Page MenuHomePhabricator

wmfdata-python's Hive query output includes logspam
Open, MediumPublic

Description

When running a Hive query using wmfdata.hive.run, the output dataframe will now include a few lines of logs which the Hive CLI prints to stdout for some reason:

Feb 19, 2021 5:51:42 PM WARNING: org.apache.parquet.hadoop.ParquetRecordReader: Can not initialize counter due to context is not a instance of TaskInputOutputContext, but is org.apache.hadoop.mapreduce.task.TaskAttemptContextImpl
Feb 19, 2021 5:51:42 PM INFO: org.apache.parquet.hadoop.InternalParquetRecordReader: RecordReader initialized will read a total of 10 records.                                                                                       
Feb 19, 2021 5:51:42 PM INFO: org.apache.parquet.hadoop.InternalParquetRecordReader: at row 0. reading next block

This started after the cluster upgrade to Bigtop (T273711)

The easiest way to fix this would for wmfdata-python to filter out these lines, but that's not very appealing since there's a small chance this could remove real data too. This stuff should be going to std_err instead of std_out anyway; hopefully we can figure out how to make that happen upstream.

Event Timeline

Milimetric added a subscriber: Milimetric.

Seems not to be an issue anymore, I closed the related task on our board, let me know if you see otherwise.

I just tested this and some queries still get log entries included. Here is a sample:

May 6, 2021 5:04:25 PM WARNING: org.apache.parquet.hadoop.ParquetRecordReader: Can not initialize counter due to context is not a instance of TaskInputOutputContext, but is org.apache.hadoop.mapreduce.task.TaskAttemptContextImpl
May 6, 2021 5:00:25 PM INFO: org.apache.parquet.CorruptStatistics: Ignoring statistics because this file was created prior to 1.8.0, see PARQUET-251

I think the underlying problem is that whenever there's a log message, it gets included in returned data. I think this is the fault of the hive CLI, because it includes the log messages in stdout, but it could also be that these messages are in stderr and wmfdata-python is including them by mistake.

So we still need to solve that problem (maybe by more fundamental changes like using the CLI for Hive queries or deprecating Hive as an SQL engine entirely).

Ok, weird, I can't reproduce this... maybe it's some weird access problem? We'll triage and look into it

@nshahquinn-wmf Hive CLI logs are certainly annoying/weird. Q though: any reason wmfdata.hive is using Hive CLI instead of a Hive Python Client?

Milimetric added a project: Analytics-Kanban.

I think Andrew has some ideas, we'll get to the bottom of this one way or another. Then, once Neil's issue is resolved I'd like to reframe this or add a subtask to go over logging on the cluster in general. Lots of background noise like SLF4J warnings clutter the already cluttered logs, and make maintenance harder.

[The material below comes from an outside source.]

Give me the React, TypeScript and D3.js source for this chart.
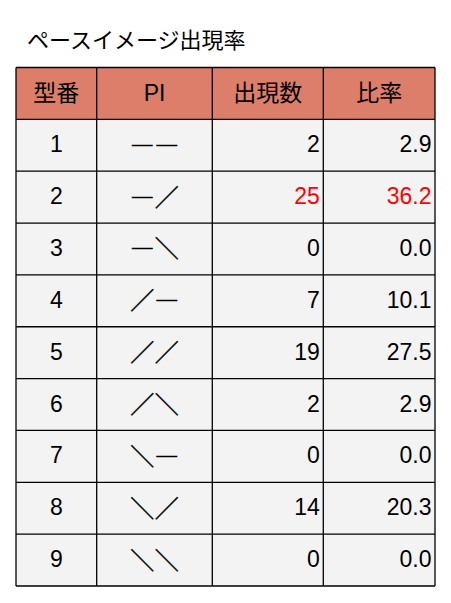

@nshahquinn-wmf Hive CLI logs are certainly annoying/weird. Q though: any reason wmfdata.hive is using Hive CLI instead of a Hive Python Client?

wmfdata.hive did use the Impala library originally, but we couldn't get it to work with Kerberos authentication, so on your team's advice I switched it to PySpark and then to the CLI. That work was tracked in T245891, although some of the details might not be recorded there.

Maybe we could try one of the libraries again, but I doubt they've improved much since Hive is not the query engine of choice these days.

Ahhh, thanks for the context I (kind of!) remember now :)

I just tried pyhive with kerberos (for other reasons) and was able to get it to work: https://github.com/dropbox/PyHive/issues/174#issuecomment-421008445

from pyhive import hive
cursor = hive.Connection(host="analytics-hive.eqiad.wmnet", username="otto", auth='KERBEROS', kerberos_service_name="hive").cursor()
cursor.execute("select count(*) from event.eventgate_analytics_external_test_event where year=2021 and month=5 and day=23 and hour=0")
print(cursor.fetchall())
[(5040,)]

So they did add some support!

I just tried pyhive with kerberos (for other reasons) and was able to get it to work

So they did add some support!

Oh, nice! Switching to PyHive is clearly the best solution, then.